Pontos nada Cardeais III

Uma geografia sensível a partir do Dicionário Amoroso da Psicanálise.

ROUDINESCO, Elisabeth Dicionário Amoroso da Psicanálise, tradução André Telles, Rio de Janeiro, 2019.
Traduzido de Dictionaire amoureux de lá psychanalyse, Paris, Éditions Plon/Seuil, Paris, 2017.

Cidade do México

O mexicano não é uma essência, mas uma história
Nesse país que cultivava laços importantes com o império dos Habsburgo, especialmente no momento da trágica expedição do imperador Maximiliano (1864-67), a psicanálise nunca se constituiu em verdadeiro movimento, ainda que alguns atores, pitorescos, tenham desempenhado ali um papel importante, como Erich Fromm, oriundo de uma família judia alemã, emigrado para os Estados Unidos, depois radicado na Cidade do México em 1950, ou Igor Caruso, vindo de Viena, e Santiago Ramírez, pai fundador da primeira sociedade psicanalítica mexicana.
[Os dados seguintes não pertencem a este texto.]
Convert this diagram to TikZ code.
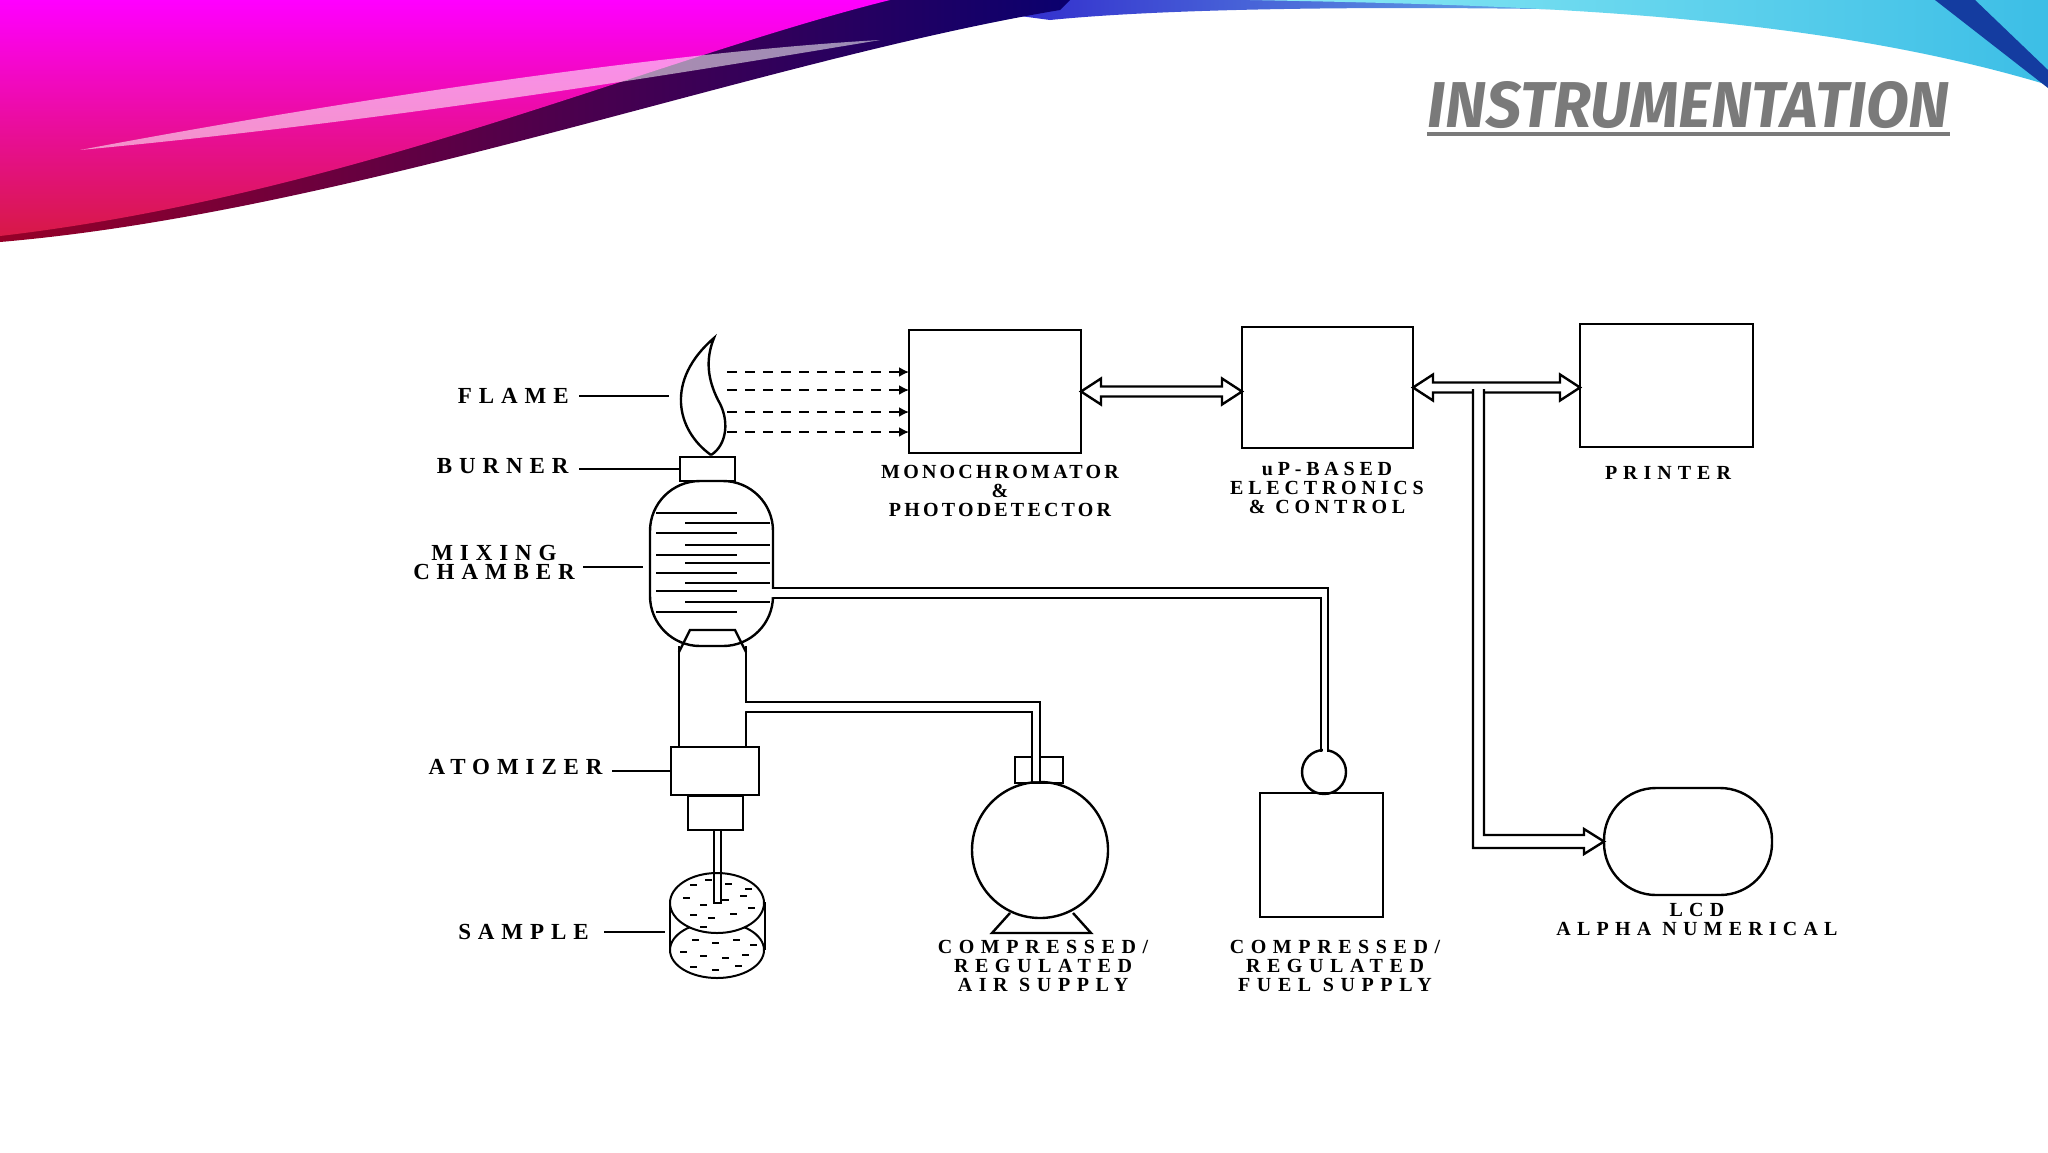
\documentclass[tikz,border=0pt]{standalone}
\usepackage{fontspec}
\setmainfont{Liberation Serif}
\newfontfamily\lblfont{Liberation Serif}
\newfontfamily\ttlfont{Fira Sans}
\usetikzlibrary{calc,arrows.meta,shapes.geometric}
\definecolor{ttl}{HTML}{7A7A7A}
\definecolor{bred}{RGB}{215,25,70}
\definecolor{bdark1}{RGB}{150,0,40}
\definecolor{bdark2}{RGB}{10,0,110}
\definecolor{bblue}{RGB}{40,20,200}
\definecolor{bcyan}{RGB}{120,220,240}
\definecolor{bcyan1}{RGB}{140,235,245}
\definecolor{bcyan2}{RGB}{60,190,230}
\definecolor{bnavy}{RGB}{20,60,160}
\newcommand\dblharrowX[2]{%
  \path[draw,fill=white,line width=1.2pt,line join=miter] let \p1=#1, \p2=#2 in
   (\x1,\y1) -- (\x1+10pt,\y1+6.5pt) -- (\x1+10pt,\y1+2.5pt) -- (\x2-10pt,\y2+2.5pt)
   -- (\x2-10pt,\y2+6.5pt) -- (\x2,\y2) -- (\x2-10pt,\y2-6.5pt) -- (\x2-10pt,\y2-2.5pt)
   -- (\x1+10pt,\y1-2.5pt) -- (\x1+10pt,\y1-6.5pt) -- cycle;}
\tikzset{
  ln/.style={line width=1.2pt},
  box/.style={draw,line width=1.2pt,inner sep=0pt,outer sep=0pt},
  lbl/.style={font=\lblfont\bfseries\fontsize{10}{9.5}\selectfont\addfontfeature{LetterSpace=#1},align=center,inner sep=0pt},
  llbl/.style={font=\lblfont\bfseries\fontsize{11.5}{9.5}\selectfont\addfontfeature{LetterSpace=30},align=center,inner sep=0pt},
}
\begin{document}
\begin{tikzpicture}[x={(0.5pt,0)},y={(0,-0.5pt)}]
\useasboundingbox (0,0) rectangle (2048,1152);
\fill[white] (0,0) rectangle (2048,1152);
% ---------- banner ----------
\shade[left color=bblue,right color=bcyan]
  (900,0) -- (1050,20) .. controls (1200,5) and (1500,5) .. (1780,15) -- (1780,0) -- cycle;
\shade[left color=bdark1,right color=bdark2]
  (0,242) .. controls (350,212) and (760,60) .. (1060,10) -- (1070,0) -- (0,0) -- cycle;
\shade[top color=magenta,bottom color=bred]
  (0,236) .. controls (350,195) and (650,60) .. (890,0) -- (0,0) -- cycle;
\fill[white,opacity=0.55] (80,150) .. controls (400,90) and (700,50) .. (880,40)
  .. controls (700,70) and (400,120) .. (80,150) -- cycle;
\shade[left color=bcyan1,right color=bcyan2]
  (1250,0) .. controls (1500,5) and (1800,10) .. (2048,85) -- (2048,0) -- cycle;
\fill[bnavy] (1935,0) -- (1975,0) -- (2048,70) -- (2048,88) -- cycle;
% ---------- title ----------
\node[anchor=base west,inner sep=0pt,text=ttl] (title) at (1427,127)
  {\resizebox{261pt}{23pt}{\ttlfont\itshape\bfseries INSTRUMENTATION}};
\draw[ttl,line width=1.6pt] (1427,134) -- (1950,134);
% ---------- boxes ----------
\node[box,minimum width=86pt,minimum height=61.5pt] (mono) at (995,391.5) {};
\node[box,minimum width=85.5pt,minimum height=60.5pt] (elec) at (1327.5,387.5) {};
\node[box,minimum width=86.5pt,minimum height=61.5pt] (prn) at (1666.5,385.5) {};
\node[box,minimum width=84pt,minimum height=53.5pt,rounded corners=26pt] (lcd) at (1688,841.5) {};
\node[box,minimum width=61.5pt,minimum height=62pt] (fuel) at (1321.5,855) {};
\node[box,circle,minimum size=22pt] (ball) at (1324,772) {};
\node[box,circle,minimum size=68pt] (comp) at (1040,850) {};
\draw[ln,line join=miter] (1010,913) -- (992,933) -- (1091,933) -- (1073,913);
\node[box,minimum width=24pt,minimum height=13pt] (neck) at (1039,770) {};
% ---------- labels ----------
\node[lbl=16] (tmono) at (1000,491) {MONOCHROMATOR\\\&\\PHOTODETECTOR};
\node[lbl=24] (telec) at (1327,488) {uP-BASED\\ELECTRONICS\\\& CONTROL};
\node[lbl=30] (tprn) at (1668,473) {PRINTER};
\node[lbl=31] (tlcd) at (1697,919) {LCD\\ALPHA NUMERICAL};
\node[lbl=33] (tair) at (1043,966) {COMPRESSED/\\REGULATED\\AIR SUPPLY};
\node[lbl=33] (tfuel) at (1335,966) {COMPRESSED/\\REGULATED\\FUEL SUPPLY};
\node[llbl,anchor=east] (tflame) at (569,396) {FLAME};
\node[llbl,anchor=east] (tburn) at (569,466) {BURNER};
\node[llbl] (tmix) at (494,562) {MIXING\\CHAMBER};
\node[llbl,anchor=east] (tatom) at (603,767) {ATOMIZER};
\node[llbl,anchor=east] (tsamp) at (589,932) {SAMPLE};
% ---------- burner assembly ----------
\draw[ln] (711,455) .. controls (676,430) and (665,380) .. (714,338)
  .. controls (705,360) and (708,380) .. (718,400) .. controls (730,420) and (727,445) .. (711,455);
\node[box,minimum width=27.5pt,minimum height=12pt] (burner) at (707.5,469) {};
\draw[ln,rounded corners=25pt] (650,481) rectangle (773,646);
\foreach \yy in {513,533,555,573,591,612} \draw[line width=0.6pt] (656,\yy) -- (737,\yy);
\foreach \yy in {523,545,563,583,602} \draw[line width=0.6pt] (685,\yy) -- (770,\yy);
\draw[ln] (679,652) -- (690,630) -- (735,630) -- (746,652);
\draw[ln] (679,646) -- (679,747); \draw[ln] (746,646) -- (746,747);
\node[box,minimum width=44pt,minimum height=24pt] (atom) at (715,771) {};
\node[box,minimum width=27.5pt,minimum height=17pt] (noz) at (715.5,813) {};
% sample
\draw[ln,fill=white] (670,950) -- (670,903) -- (765,903) -- (765,950);
\draw[line width=1pt] (717,950) ellipse[x radius=47,y radius=28];
\draw[line width=1pt,fill=white] (717,903) ellipse[x radius=47,y radius=30];
\foreach \a/\b in {690/885,705/880,725/884,745/889,683/898,700/905,722/900,740/896,690/915,708/918,730/914,748/908,700/927,
  692/940,712/943,733/940,750/945,680/952,700/956,722/958,742/955,690/967,712/970,735/966} \draw[line width=0.7pt] (\a,\b) -- ++(7,0);
\draw[line width=0.8pt] (714,830) -- (714,903) -- (721,903) -- (721,830);
% ---------- leader lines ----------
\draw[ln] (579,396) -- (669,396);
\draw[ln] (579,469) -- (burner.west);
\draw[ln] (583,567) -- (643,567);
\draw[ln] (612,771) -- (atom.west);
\draw[ln] (604,932) -- (665,932);
% ---------- dashed light ----------
\foreach \yy in {372,390,412,432}
  \draw[line width=0.9pt,dash pattern=on 5pt off 4pt,-{Latex[length=5pt,width=5pt]}] (727,\yy) -- (mono.west |- 0,\yy);
% ---------- hollow arrows ----------
\dblharrowX{(mono.east)}{(mono.east -| elec.west)}
\dblharrowX{(elec.east)}{(elec.east -| prn.west)}
\draw[line width=1.2pt,fill=white,line join=miter] (1473,389) -- (1473,848) -- (1584,848) -- (1584,854)
  -- (lcd.west) -- (1584,829) -- (1584,835) -- (1484,835) -- (1484,389);
% ---------- gas pipes ----------
\fill[white] (770,589) -- (1327,589) -- (1327,752) -- (1323,752) -- (1323,597) -- (770,597) -- cycle;
\draw[line width=1pt] (773,588) -- (1328,588) -- (1328,752);
\draw[line width=1pt] (773,598) -- (1321,598) -- (1321,752);
\fill[white] (744,703) -- (1039,703) -- (1039,781) -- (1033,781) -- (1033,711) -- (744,711) -- cycle;
\draw[line width=1pt] (746,702) -- (1040,702) -- (1040,783);
\draw[line width=1pt] (746,712) -- (1032,712) -- (1032,783);
\end{tikzpicture}
\end{document}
Admirador de Benito Juárez, laico e jacobino, Ramírez se casou com uma católica fervorosa que venerava as valsas de Viena.

Foram sem dúvida essa situação particular e os tumultos da revolução de 1910 que fizeram do México a Terra Prometida de diversas experiências inéditas. Atesta isso, se necessário, a do mosteiro de Cuernavaca. Sempre que vou à Cidade do México, me impressiona a multiplicação dos grupos de terapeutas, cada qual reivindicando uma linha, todos muito dinâmicos e ao mesmo tempo politicamente engajados na vida social dessa megalópole barroca. A psicanálise mexicana lembra um poema de Octavio Paz: “Toda cultura nasce da mistura, do encontro, dos choques. No caminho contrário, é do isolamento que morrem as civilizações.”

O que me fascina nessa cidade gigantesca e extremamente violenta é efetivamente essa mistura entre diversas heranças que convivem: a da cultura pré-colombiana e do período colonial, e aquela, muito mais próxima, do período do entreguerras. Não imagino ir à Cidade do México sem visitar os lugares que me lembram a história do exílio de Leon Trotski e de sua amizade com dois dos maiores pintores da modernidade latino-americana: Diego Rivera e Frida Kahlo. Sei que, em caso de perigo maior, poderia exilar-me nessa megalópole. Meu amigo Helí Morales, grande admirador de Trótski e dos nós borromeanos de Lacan, sempre me disse que sua casa, parecida com a de Frida, era minha. Hospitalidade incondicional.